There couldn’t be a more fitting name for Australian actress Rebel Wilson. From her raunchy jaunts as Fat Amy, to redefining what a leading actress looks like, Wilson has always rebelled against Hollywood norms. In 2011, the Bridesmaids star hit America like a wrecking ball, figuratively and later literally in Pitch Perfect 2. But her comedy queen status came after a malaria scare, years of hard work in the land down under, and some media backlash.
Wilson hasn’t let fame go to her head, though. She may be worth an estimated $22 million, but she still considers herself an every-woman on the big screen. “I am the average size of the American and Australian woman, and yet plus-size actresses have less than one per cent of all leading roles,” she told The Daily Telegraph in 2018. “The beauty standards put up there, especially for young women, [they] can be unfair at times … In the works that I do, I am trying to put those positive messages out there.”
Had things gone a bit differently, this Aussie blonde bombshell would be in a courtroom right now. But we’re getting ahead of ourselves! From her childhood aspirations to her big a-ha moment and beyond, this is the transformation of Rebel Wilson.
Rebel Wilson came from dog breeding and Disney royalty
Rebel Wilson was born in Sydney, Australia. According to Biography, her parents were “professional dog handlers,” which means her childhood was unique, to say the least, as her family traveled the country selling dog products, attending shows, and breeding beagles (via Herald Sun). “I was forced to be a junior handler, which is kind of like Toddlers & Tiaras ’cause you are dressed up in little outfits, and you run around with the dogs,” Wilson told Collider in 2012. Per Herald Sun, her mother still breeds “one or two litters a year” and works as “an international dog-show judge.” Wilson’s only connection to show biz was her great aunt, Lillian Bounds, who was married to Walt Disney, though she’s quick to clarify that her family is “not in line for any royalties.”
Rebel Wilson was an Australian comedy mainstay
After her stranger than fiction hallucination, Rebel Wilson enrolled in The Australian Theatre for Young People where actresses like Nicole Kidman and Toni Collette had studied, per Collider.

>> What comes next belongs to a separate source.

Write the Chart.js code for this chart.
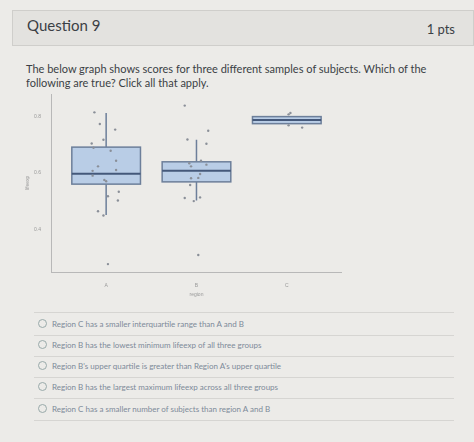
<!DOCTYPE html><html><head><meta charset="utf-8">
<script src="https://cdn.jsdelivr.net/npm/chart.js@4/dist/chart.umd.min.js"></script>
<style>
body{margin:0;width:474px;height:442px;background:#ecebe8;font-family:Lato,"Open Sans",sans-serif;position:relative;overflow:hidden;color:#3b3f45}
.hdr{position:absolute;left:12px;top:10px;width:462px;height:36px;background:#e3e2df;border:1px solid #cfcecb;box-sizing:border-box}
.hdr .q{position:absolute;left:14px;top:5px;font-size:15px}
.hdr .p{position:absolute;right:18px;top:10px;font-size:13px}
.txt{position:absolute;left:26px;top:62px;width:425px;font-size:11px;line-height:14px;color:#3b3f45}
#wrap{position:absolute;left:25px;top:88px;width:320px;height:210px}
.line{position:absolute;left:34px;width:420px;height:1px;background:#d6d5d2}
.opt{position:absolute;left:38px;font-size:8px;color:#7d8a99}
.opt span{display:inline-block;width:7px;height:7px;border:1px solid #9aa;border-radius:50%;margin-right:5px;vertical-align:-1px}
</style></head><body>
<div class="hdr"><div class="q">Question 9</div><div class="p">1 pts</div></div>
<div class="txt">The below graph shows scores for three different samples of subjects. Which of the following are true? Click all that apply.</div>
<div id="wrap"><canvas id="c"></canvas></div>
<div class="line" style="top:312px"></div>
<div class="opt" style="top:319px"><span></span>Region C has a smaller interquartile range than A and B</div>
<div class="line" style="top:335px"></div>
<div class="opt" style="top:340px"><span></span>Region B has the lowest minimum lifeexp of all three groups</div>
<div class="line" style="top:356px"></div>
<div class="opt" style="top:361px"><span></span>Region B's upper quartile is greater than Region A's upper quartile</div>
<div class="line" style="top:377px"></div>
<div class="opt" style="top:382px"><span></span>Region B has the largest maximum lifeexp across all three groups</div>
<div class="line" style="top:398px"></div>
<div class="opt" style="top:404px"><span></span>Region C has a smaller number of subjects than region A and B</div>
<div class="line" style="top:420px"></div>
<script>
const categories=["A","B","C"];
const q1=[0.561,0.569,0.775];
const median=[0.598,0.608,0.788];
const q3=[0.692,0.640,0.800];
const whiskLo=[0.452,0.503,0.775];
const whiskHi=[0.813,0.718,0.800];
const ptsA=[0.815,0.774,0.754,0.718,0.705,0.69,0.679,0.644,0.624,0.611,0.608,0.591,0.576,0.571,0.534,0.518,0.503,0.465,0.45,0.278];
const jitA=[-0.13,-0.07,0.10,-0.03,-0.16,-0.14,0.05,0.11,-0.09,0.11,-0.15,-0.15,-0.02,0,0.14,0.02,0.13,-0.09,-0.03,0.02];
const ptsB=[0.839,0.75,0.719,0.704,0.644,0.635,0.63,0.624,0.597,0.583,0.582,0.558,0.514,0.512,0.501,0.31];
const jitB=[-0.13,0.13,-0.10,0.11,0.05,-0.08,0.11,-0.06,0.04,0.02,-0.06,-0.07,0.04,-0.13,-0.03,0.02];
const ptsC=[0.813,0.808,0.769,0.761];
const jitC=[0.04,0.02,0.02,0.17];
const yTicks=[0.4,0.6,0.8];
const all=[[ptsA,jitA],[ptsB,jitB],[ptsC,jitC]];
const points=[];
all.forEach(([p,j],i)=>p.forEach((v,k)=>points.push({x:i+j[k],y:v})));
const boxPlugin={id:'box',beforeDatasetsDraw(ch){
 const {ctx,scales:{x,y}}=ch;ctx.save();
 categories.forEach((c,i)=>{
  const xc=x.getPixelForValue(i),hw=x.getPixelForValue(i+0.38)-xc;
  ctx.strokeStyle='#6d7f9a';ctx.lineWidth=1.5;
  ctx.beginPath();ctx.moveTo(xc,y.getPixelForValue(whiskHi[i]));ctx.lineTo(xc,y.getPixelForValue(q3[i]));
  ctx.moveTo(xc,y.getPixelForValue(q1[i]));ctx.lineTo(xc,y.getPixelForValue(whiskLo[i]));ctx.stroke();
  const t=y.getPixelForValue(q3[i]),b=y.getPixelForValue(q1[i]);
  ctx.fillStyle='#b9cde6';ctx.fillRect(xc-hw,t,2*hw,b-t);ctx.strokeRect(xc-hw,t,2*hw,b-t);
  ctx.strokeStyle='#44587a';ctx.lineWidth=2;const m=y.getPixelForValue(median[i]);
  ctx.beginPath();ctx.moveTo(xc-hw,m);ctx.lineTo(xc+hw,m);ctx.stroke();
 });ctx.restore();}};
new Chart(document.getElementById('c'),{type:'scatter',
 data:{datasets:[{data:points,pointRadius:1.2,backgroundColor:'#8a8f98',borderWidth:0}]},
 options:{responsive:true,maintainAspectRatio:false,animation:false,
  plugins:{legend:{display:false},tooltip:{enabled:false}},
  layout:{padding:{top:4,right:0}},
  scales:{
   x:{type:'linear',min:-0.6,max:2.6,grid:{display:false},border:{color:'#b8b8b8'},
      afterBuildTicks(a){a.ticks=[0,1,2].map(v=>({value:v}));},
      ticks:{color:'#999',font:{size:5},callback:v=>categories[v]},
      title:{display:true,text:'region',color:'#999',font:{size:5},padding:0}},
   y:{min:0.25,max:0.88,grid:{display:false},border:{color:'#b8b8b8'},
      afterBuildTicks(a){a.ticks=yTicks.map(v=>({value:v}));},
      ticks:{color:'#999',font:{size:5}},
      title:{display:true,text:'lifeexp',color:'#999',font:{size:5},padding:0}}}},
 plugins:[boxPlugin]});
</script></body></html>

She quickly became known in the Australian comedy scene for writing and starring in her own productions. “I’ve had to create my own plays, television roles, and movie projects in order to play the parts I’ve wanted,” she told People (via Who) in 2017.
In 2002, Wilson continued on her path to Hollywood with stops in Chicago, thanks to a scholarship to the legendary Second City improv school, and New York City where she reportedly once “enrolled at the New York Film Academy” (via The Sydney Morning Herald). This led to her television debut as Toula in 2003’s Australian series Pizza, according to Biography, after which her career picked up steam, leading to stints on Australian shows, including The Wedge and Bogan Pride. However, America was always Wilson’s goal, and cameos in Rules of Engagement, 2007’s Ghost Rider, and the above cheeky appearance at 2008’s Nickelodeon Australian Kids’ Choice Awards showed she was chomping at the bit to prove herself.
Bridesmaids was Rebel Wilson’s breakthrough in the U.S.
Rebel Wilson’s big break came with a little film called Bridesmaids. Produced by Judd Apatow and directed by Paul Feig, the 2011 comedy blockbuster featured an ensemble cast of humorous heavyweights, including Kristen Wiig, Maya Rudolph, and Rose Byrne. It was a massive box office hit, eventually becoming the highest-grossing “R-rated female comedy of all time,” according to The Hollywood Reporter. While the film introduced audiences across the globe to Melissa McCarthy, it also served as an introduction to Wilson, whose scenes as Wiig’s roommate, Brynn, were instantly memorable.
Disputes about Rebel Wilson’s past stirred up some drama
According to Biography, 2017 marked the end of Rebel Wilson’s years-long battle with Bauer Media. Two years earlier, the Australian publication dug up that her birth year was 1980, which conflicted with Wilson’s rather vague statements in the press about her actual age. The publication also claimed “she had lied about her age and other biographical information,” including her family’s status growing up. While Wilson poked fun at the reports on Twitter, writing, “I’m actually a 100 year old mermaid formerly known as ‘CC Chalice,'” behind-the-scenes, she wasn’t laughing.
After suing for damages in 2015, Wilson initially won her case, resulting in a $4.7 million payout, the largest for a defamation case in Australian history according to BBC News. She asserted that Bauer had made her out to be a “serial liar,” hurting her career. However, the damages were reduced by nearly $4 million after a 2018 appeal from the publication. The actress insisted it was never about the money and planned to donate any payments she received to charity, calling the appeal “bizarre” and “unfair” in a since-deleted tweet (via AdNews).